This chart only highlights the traits of successful versus unsuccessful people. You could very well be a success even if you don't have these traits.
It turns out that even though I am a success (after all I have a blog), I have more traits of unsuccessful people than successful ones.
Compliment: Yes. I took a Dale Carnegie course in 1983 or 1984. It stressed that compliment were good for business. But that they should be sincere. That is to say have a basis in fact. Even if the motivation was ingratiate one's self with another for commercial business.
Have a sense of gratitude: No. I have piece of note paper from a psychologist that I went to that reads, "I'm willing to be at peace, content, calm, (grateful?). She put grateful in parentheses. Obviously she thought I had a problem with that.

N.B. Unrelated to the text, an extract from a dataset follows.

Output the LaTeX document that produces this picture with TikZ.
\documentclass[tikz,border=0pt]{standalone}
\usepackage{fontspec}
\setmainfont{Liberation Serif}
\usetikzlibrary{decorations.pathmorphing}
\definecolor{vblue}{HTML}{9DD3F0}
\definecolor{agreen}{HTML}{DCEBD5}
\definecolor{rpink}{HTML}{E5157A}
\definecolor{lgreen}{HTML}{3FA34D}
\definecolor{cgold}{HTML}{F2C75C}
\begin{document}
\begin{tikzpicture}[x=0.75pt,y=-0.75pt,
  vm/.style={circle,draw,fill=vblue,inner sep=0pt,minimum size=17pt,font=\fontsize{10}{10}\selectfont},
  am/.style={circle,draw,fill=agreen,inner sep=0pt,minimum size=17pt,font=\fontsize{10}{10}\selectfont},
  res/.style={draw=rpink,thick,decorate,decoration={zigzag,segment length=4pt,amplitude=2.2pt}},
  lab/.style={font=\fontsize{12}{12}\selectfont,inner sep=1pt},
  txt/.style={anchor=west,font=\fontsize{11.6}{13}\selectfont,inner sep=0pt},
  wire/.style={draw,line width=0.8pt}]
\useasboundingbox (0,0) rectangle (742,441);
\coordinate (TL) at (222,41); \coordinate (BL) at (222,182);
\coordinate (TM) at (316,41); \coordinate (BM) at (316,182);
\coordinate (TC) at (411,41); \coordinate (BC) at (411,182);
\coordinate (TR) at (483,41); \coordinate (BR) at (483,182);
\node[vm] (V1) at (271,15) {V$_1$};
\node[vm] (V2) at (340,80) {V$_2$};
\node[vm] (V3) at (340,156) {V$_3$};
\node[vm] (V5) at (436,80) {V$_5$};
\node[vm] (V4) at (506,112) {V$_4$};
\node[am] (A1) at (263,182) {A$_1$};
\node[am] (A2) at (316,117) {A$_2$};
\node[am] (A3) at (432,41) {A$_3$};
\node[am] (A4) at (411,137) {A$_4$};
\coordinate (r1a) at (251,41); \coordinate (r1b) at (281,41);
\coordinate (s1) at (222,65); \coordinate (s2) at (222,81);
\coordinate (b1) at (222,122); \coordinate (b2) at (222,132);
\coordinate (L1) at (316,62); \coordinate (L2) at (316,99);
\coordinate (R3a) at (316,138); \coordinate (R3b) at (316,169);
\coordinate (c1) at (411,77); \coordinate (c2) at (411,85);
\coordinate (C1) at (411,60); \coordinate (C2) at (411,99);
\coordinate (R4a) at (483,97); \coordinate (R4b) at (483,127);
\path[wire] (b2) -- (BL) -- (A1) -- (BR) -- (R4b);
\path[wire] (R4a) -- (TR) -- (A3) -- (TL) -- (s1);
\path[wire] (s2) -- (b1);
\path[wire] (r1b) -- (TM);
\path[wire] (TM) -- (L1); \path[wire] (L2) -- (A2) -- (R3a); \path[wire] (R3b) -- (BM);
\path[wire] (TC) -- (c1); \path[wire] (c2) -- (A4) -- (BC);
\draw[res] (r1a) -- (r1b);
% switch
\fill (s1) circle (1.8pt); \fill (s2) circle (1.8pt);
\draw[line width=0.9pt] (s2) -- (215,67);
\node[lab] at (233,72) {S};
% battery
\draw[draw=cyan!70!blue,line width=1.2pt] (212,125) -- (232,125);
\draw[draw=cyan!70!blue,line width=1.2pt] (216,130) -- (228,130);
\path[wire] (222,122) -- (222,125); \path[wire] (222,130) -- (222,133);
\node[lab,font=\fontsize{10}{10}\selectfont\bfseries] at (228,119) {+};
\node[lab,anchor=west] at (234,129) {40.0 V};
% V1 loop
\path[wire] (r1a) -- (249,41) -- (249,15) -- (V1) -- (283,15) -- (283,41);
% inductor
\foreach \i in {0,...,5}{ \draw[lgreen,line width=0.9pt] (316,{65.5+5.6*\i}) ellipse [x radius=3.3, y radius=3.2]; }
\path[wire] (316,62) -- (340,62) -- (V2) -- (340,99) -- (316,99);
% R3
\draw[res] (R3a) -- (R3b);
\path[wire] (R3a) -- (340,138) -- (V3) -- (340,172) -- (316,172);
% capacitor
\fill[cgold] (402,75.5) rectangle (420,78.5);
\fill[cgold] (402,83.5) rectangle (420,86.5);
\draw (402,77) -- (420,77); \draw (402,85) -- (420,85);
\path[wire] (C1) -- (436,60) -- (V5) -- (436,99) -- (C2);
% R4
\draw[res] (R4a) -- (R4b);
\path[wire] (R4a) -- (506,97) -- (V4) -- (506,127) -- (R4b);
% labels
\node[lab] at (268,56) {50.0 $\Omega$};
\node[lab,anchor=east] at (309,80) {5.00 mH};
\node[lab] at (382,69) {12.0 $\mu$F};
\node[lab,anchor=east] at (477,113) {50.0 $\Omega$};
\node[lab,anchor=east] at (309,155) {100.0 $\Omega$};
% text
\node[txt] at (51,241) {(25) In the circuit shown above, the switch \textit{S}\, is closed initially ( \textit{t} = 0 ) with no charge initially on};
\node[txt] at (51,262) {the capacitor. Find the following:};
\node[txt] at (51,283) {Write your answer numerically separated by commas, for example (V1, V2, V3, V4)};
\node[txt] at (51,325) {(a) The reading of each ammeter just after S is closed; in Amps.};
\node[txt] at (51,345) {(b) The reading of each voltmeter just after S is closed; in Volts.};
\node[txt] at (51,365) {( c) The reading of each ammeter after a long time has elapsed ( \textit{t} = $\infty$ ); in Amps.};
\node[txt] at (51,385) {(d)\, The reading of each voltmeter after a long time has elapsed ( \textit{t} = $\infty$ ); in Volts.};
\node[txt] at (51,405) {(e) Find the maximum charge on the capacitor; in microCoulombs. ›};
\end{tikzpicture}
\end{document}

Give other people credit for their victories: Yes. 'There is no limit to the amount of good you can do if you don't care who gets the credit" I gave that quote to Ronald Reagan.
"Unfamiliar Fishes," by Sarah Vowell, On The Trail of Grant and Lee: A Narrative History of the Boyhood and Manhood of Two Great Americans by Frederick Trevor Hill, a free Kindle Download written in 1900. I also read the New York Times, especially Gail Collins and Maureen Dowd.

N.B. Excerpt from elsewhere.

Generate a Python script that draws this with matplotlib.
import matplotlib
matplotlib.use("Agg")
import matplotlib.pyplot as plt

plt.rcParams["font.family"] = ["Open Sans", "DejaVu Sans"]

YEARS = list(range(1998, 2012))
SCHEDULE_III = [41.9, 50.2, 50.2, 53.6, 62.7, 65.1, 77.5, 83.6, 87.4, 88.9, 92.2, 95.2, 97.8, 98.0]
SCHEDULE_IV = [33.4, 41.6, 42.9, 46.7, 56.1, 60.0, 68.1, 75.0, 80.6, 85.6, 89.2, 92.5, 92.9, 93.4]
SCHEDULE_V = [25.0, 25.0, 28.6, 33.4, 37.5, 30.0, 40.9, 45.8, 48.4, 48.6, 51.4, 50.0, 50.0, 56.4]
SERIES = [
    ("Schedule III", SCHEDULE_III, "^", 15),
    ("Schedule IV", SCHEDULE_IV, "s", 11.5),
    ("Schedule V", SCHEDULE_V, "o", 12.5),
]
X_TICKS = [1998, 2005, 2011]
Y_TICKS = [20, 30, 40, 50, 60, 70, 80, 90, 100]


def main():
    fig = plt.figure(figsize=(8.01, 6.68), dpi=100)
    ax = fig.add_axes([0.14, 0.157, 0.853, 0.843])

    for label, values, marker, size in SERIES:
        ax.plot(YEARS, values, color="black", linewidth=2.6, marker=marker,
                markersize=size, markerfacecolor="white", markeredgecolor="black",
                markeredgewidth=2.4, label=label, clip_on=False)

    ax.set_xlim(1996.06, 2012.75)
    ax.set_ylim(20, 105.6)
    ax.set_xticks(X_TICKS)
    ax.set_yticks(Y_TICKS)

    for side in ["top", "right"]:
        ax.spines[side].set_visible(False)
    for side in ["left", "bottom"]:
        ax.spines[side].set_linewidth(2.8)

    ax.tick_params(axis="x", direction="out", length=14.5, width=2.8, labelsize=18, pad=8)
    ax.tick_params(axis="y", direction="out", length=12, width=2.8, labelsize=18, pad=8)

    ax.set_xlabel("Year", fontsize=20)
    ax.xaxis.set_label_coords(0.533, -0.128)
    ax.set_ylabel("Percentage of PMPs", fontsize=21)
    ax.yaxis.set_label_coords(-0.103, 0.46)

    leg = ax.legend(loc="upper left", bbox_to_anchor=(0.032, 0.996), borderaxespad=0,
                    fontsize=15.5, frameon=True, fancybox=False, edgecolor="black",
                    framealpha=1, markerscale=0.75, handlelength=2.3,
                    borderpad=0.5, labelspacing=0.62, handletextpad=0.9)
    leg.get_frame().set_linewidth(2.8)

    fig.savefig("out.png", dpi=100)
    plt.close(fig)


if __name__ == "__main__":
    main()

Share information and data: Yes. Often repeating myself in the process.
Exude joy: No. I experience joy from time to time but I generally keep it to myself.
Embrace change: Not hardly.
Keep a "to-do project" list: Yes. I keep several lists. But they are often of the daily variety. Since there is a later question of a "to be" list. I can comfortably say yes to this one.

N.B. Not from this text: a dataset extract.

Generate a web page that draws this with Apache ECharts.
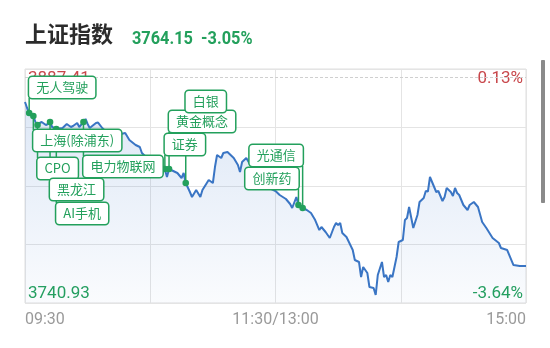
<!DOCTYPE html>
<html><head><meta charset="utf-8">
<script src="https://cdn.jsdelivr.net/npm/echarts@6/dist/echarts.min.js"></script>
<style>html,body{margin:0;padding:0;background:#fff}#c{width:550px;height:348px}</style>
</head><body><div id="c"></div>
<script>
// ---- data ----
const titleText = '上证指数';
const lastPrice = '3764.15';
const lastChange = '-3.05%';
const timeLabels = {0: '09:30', 120: '11:30/13:00', 240: '15:00'};
const yMin = 3740.93, yMax = 3887.41, prevClose = 3882.40;
const topPct = '0.13%', botPct = '-3.64%';
const minutes = [0,1,2,4,5,6,7,8,10,11,
12,13,15,18,20,22,23,25,26,28,
29,30,31,34,35,37,39,42,44,46,
48,50,53,55,56,58,61,63,66,67,
68,69,70,73,75,76,77,79,80,82,
84,85,88,90,91,92,94,95,97,98,
100,102,103,104,106,108,110,113,115,117,
120,122,125,127,128,130,131,133,135,137,
139,141,142,144,146,148,149,150,151,152,
154,157,158,160,161,162,164,165,167,168,
169,171,172,173,174,175,176,178,179,181,
182,183,184,186,188,189,191,192,193,194,
195,197,198,200,201,202,204,205,206,207,
208,210,212,213,215,217,219,221,224,227,
228,231,234,237,240];
const prices = [3866.75,3863.00,3859.87,3857.99,3854.23,3852.35,3853.61,3854.23,3852.35,3852.98,
3854.23,3851.10,3849.85,3850.48,3852.98,3851.10,3851.73,3853.61,3851.10,3854.23,
3856.11,3852.98,3850.48,3853.61,3853.90,3850.48,3847.97,3844.84,3845.47,3846.72,
3847.35,3842.96,3839.83,3838.58,3834.83,3832.32,3829.82,3827.31,3824.18,3824.81,
3819.80,3824.81,3824.18,3822.31,3819.18,3822.31,3816.05,3810.41,3807.28,3811.66,
3807.28,3811.66,3817.92,3816.05,3826.06,3833.57,3831.70,3834.83,3835.45,3834.20,
3831.70,3827.31,3822.93,3829.19,3831.70,3827.31,3822.93,3817.92,3814.79,3812.92,
3811.04,3808.53,3806.03,3802.90,3800.40,3807.28,3802.27,3800.40,3799.14,3797.27,
3792.88,3786.62,3788.50,3785.37,3781.62,3788.50,3791.01,3789.75,3791.01,3784.75,
3782.24,3774.10,3767.84,3766.59,3757.20,3763.46,3759.71,3750.94,3750.32,3745.93,
3758.45,3766.59,3757.20,3758.45,3754.07,3758.45,3757.20,3769.72,3779.11,3780.36,
3792.88,3794.14,3801.02,3787.88,3796.01,3804.15,3806.66,3811.04,3810.70,3819.80,
3816.67,3810.41,3811.04,3804.78,3807.28,3812.92,3810.41,3807.91,3812.92,3809.79,
3808.53,3802.27,3799.14,3802.27,3804.15,3801.02,3791.63,3787.88,3781.62,3778.49,
3775.36,3774.10,3764.71,3764.09,3764.15];
const tagNames = ['无人驾驶','上海(除浦东)','CPO','黑龙江','AI手机','电力物联网','证券','黄金概念','白银','光通信','创新药'];
const tagMinutes = [2,4,6,12,15,28,67,69,77,133,131];
// ---- layout (pixel offsets of label boxes from their dots) ----
const tagLayout = [
  {dy:-36, side:'L'}, {dy:14, side:'L'}, {dy:33, side:'L'}, {dy:57, side:'L'}, {dy:74, side:'L'},
  {dy:34, side:'L'}, {dy:-35, side:'L'}, {dy:-58, side:'L'}, {dy:-92, side:'L'},
  {dy:-63, side:'R'}, {dy:-37, side:'R'}
];
const GREEN = '#23a05c', RED = '#c8474b', BLUE = '#3a75c4';
const BOXH = 21;

const lineData = minutes.map((m, i) => [m, prices[i]]);
const priceAt = m => prices[minutes.indexOf(m)];
const tagData = tagMinutes.map((m, i) => [m, priceAt(m), i]);

const chart = echarts.init(document.getElementById('c'), null, {renderer: 'canvas'});
const option = {
  animation: false,
  backgroundColor: '#fff',
  grid: {left: 25, right: 24, top: 69, bottom: 45, show: true, borderColor: '#dedede', borderWidth: 1},
  xAxis: {
    type: 'value', min: 0, max: 240, interval: 60,
    axisLine: {show: false}, axisTick: {show: false},
    splitLine: {show: true, lineStyle: {color: '#e4e4e4', width: 1}},
    axisLabel: {
      color: '#9a9a9a', fontSize: 16, fontFamily: 'Roboto', margin: 9,
      formatter: v => timeLabels[v] || '',
      alignMinLabel: 'left', alignMaxLabel: 'right'
    }
  },
  yAxis: [
    {type: 'value', min: yMin, max: yMax, show: true, axisLine: {show: false}, axisTick: {show: false},
     axisLabel: {show: false}, splitLine: {show: false}},
    {type: 'value', min: 0, max: 4, interval: 1, axisLine: {show: false}, axisTick: {show: false},
     axisLabel: {show: false}, splitLine: {show: true, lineStyle: {color: '#e4e4e4', width: 1}}}
  ],
  graphic: [
    {type: 'rect', left: 541, top: 60, z: 100, shape: {width: 3, height: 142}, style: {fill: '#8a8a8a', stroke: '#8a8a8a'}}
  ],
  series: [
    {
      type: 'line', data: lineData, yAxisIndex: 0, showSymbol: false, z: 2,
      lineStyle: {color: BLUE, width: 2},
      areaStyle: {color: new echarts.graphic.LinearGradient(0, 0, 0, 1, [
        {offset: 0, color: 'rgba(70,125,205,0.26)'},
        {offset: 1, color: 'rgba(70,125,205,0.04)'}
      ])},
      markLine: {
        silent: true, symbol: 'none', label: {show: false},
        lineStyle: {color: '#cfcfcf', type: [3, 2], width: 1},
        data: [{yAxis: prevClose}]
      }
    },
    {
      type: 'custom', data: tagData, yAxisIndex: 0, z: 5,
      renderItem: (params, api) => {
        const i = api.value(2);
        const p = api.coord([api.value(0), api.value(1)]);
        const L = tagLayout[i];
        const top = p[1] + L.dy;
        const endY = L.dy > 0 ? top : top + BOXH;
        return {type: 'group', children: [
          {type: 'line', shape: {x1: p[0], y1: p[1], x2: p[0], y2: endY}, style: {stroke: GREEN, lineWidth: 1.5}},
          {type: 'circle', shape: {cx: p[0], cy: p[1], r: 3.3}, style: {fill: GREEN}}
        ]};
      }
    },
    {
      type: 'custom', data: tagData, yAxisIndex: 0, z: 6,
      renderItem: (params, api) => {
        const i = api.value(2);
        const p = api.coord([api.value(0), api.value(1)]);
        const L = tagLayout[i];
        const top = p[1] + L.dy;
        return {type: 'text', x: p[0], y: top, style: {
          text: tagNames[i], fill: GREEN, font: '13px "Noto Sans CJK SC"',
          align: L.side === 'L' ? 'left' : 'right', verticalAlign: 'top',
          lineHeight: 15, padding: [3, 7, 3, 7],
          backgroundColor: '#fff', borderColor: GREEN, borderWidth: 1.5, borderRadius: 3
        }};
      }
    }
  ]
};
chart.setOption(option);

const tl = chart.convertToPixel({xAxisIndex: 0, yAxisIndex: 0}, [0, yMax]);
const br = chart.convertToPixel({xAxisIndex: 0, yAxisIndex: 0}, [240, yMin]);
const cornerFont = '17px Roboto';
chart.setOption({graphic: [
  {type: 'rect', left: 541, top: 60, z: 100, shape: {width: 3, height: 142}, style: {fill: '#8a8a8a', stroke: '#8a8a8a'}},
  {type: 'text', left: 25, top: 23, style: {text: titleText, font: 'bold 22px "Noto Sans CJK SC"', fill: '#2b2b2b'}},
  {type: 'text', x: 132, y: 39, scaleX: 0.86, style: {text: lastPrice + '  ' + lastChange, font: 'bold 19px Roboto', fill: GREEN, verticalAlign: 'middle'}},
  {type: 'text', x: tl[0] + 3, y: tl[1] + 1, z: 1, style: {text: yMax.toFixed(2), font: cornerFont, fill: RED, verticalAlign: 'top'}},
  {type: 'text', x: br[0] - 3, y: tl[1] + 1, z: 1, style: {text: topPct, font: cornerFont, fill: RED, align: 'right', verticalAlign: 'top'}},
  {type: 'text', x: tl[0] + 3, y: br[1] - 1, z: 1, style: {text: yMin.toFixed(2), font: cornerFont, fill: GREEN, verticalAlign: 'bottom'}},
  {type: 'text', x: br[0] - 3, y: br[1] - 1, z: 1, style: {text: botPct, font: cornerFont, fill: GREEN, align: 'right', verticalAlign: 'bottom'}}
]}, {replaceMerge: ['graphic']});
</script></body></html>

Forgive others: No. Never a strong part of my growing up. Call it Russian. Call it being Jewish. Or call it unsuccessful. I don't forgive. (Although I want other people to forgive me)
Accept responsibility for their failures.: Yes. I do this often before I have even failed. I save time that way.
Keep a journal: Yes. On and off since high school. Mostly it says how terrible everything was today. But it does get things off my chest.
Want others to succeed: Yes. Unless they are a direct competitor to me, my wife or children, I am all about success.
Keep a "to be" list: No. I was too young for the "Be In."
Continuously learn: I guess. I am interested in history so I guess I know more about the Civil War, Mongolia, World War I and World War II, and retail than I did when I was younger.
Operate from a transformational perspective: No. I'm kind of a "go along, get along" kind of guy. Just like the late Sam Rayburn, Speaker of the House in 50s and 60s.
|"If you want to get along--go along."|
Final Talley: 9 yes, 8 no. Not completely successful.
Let's look at unsuccessful people.
Have a sense of entitlement: No
Take all the credit for their victories: No
Watch TV everyday: Yes
Fear Change: Yes.
Fly by the seat their pants: No
Talk about people: Yes, frequently
Hoard information and data: No. I overshare and then forget and overshare again.
Exude Anger: No. Only in the morning and on very ridiculously cold days.
Hold a Grudge: Yes. It's an article of faith and family.
Blame others for their failures: Yes. In a macro sense.
Say they keep a journal but really don't. No. And this question, is just weird.
Think they know it all: Regrettably,Yes.
Operate from a transactional perspective: Yes. It may come from being in retail but it is a pretty shallow form of interaction but it comes down to pennies.
Secretly hope others fail: I will say NO. (because if I said yes, it wouldn't be a secret)
Don't know what they want to be: Ouch, Yes. But I have tried to be different people but I end up in the same place. And it's not a bad place, to be honest.
Never set goals: Well, I said no to the opposite question trait, so guess I am locked into Yes.
10 yes to 7 no. Not completely unsuccessful.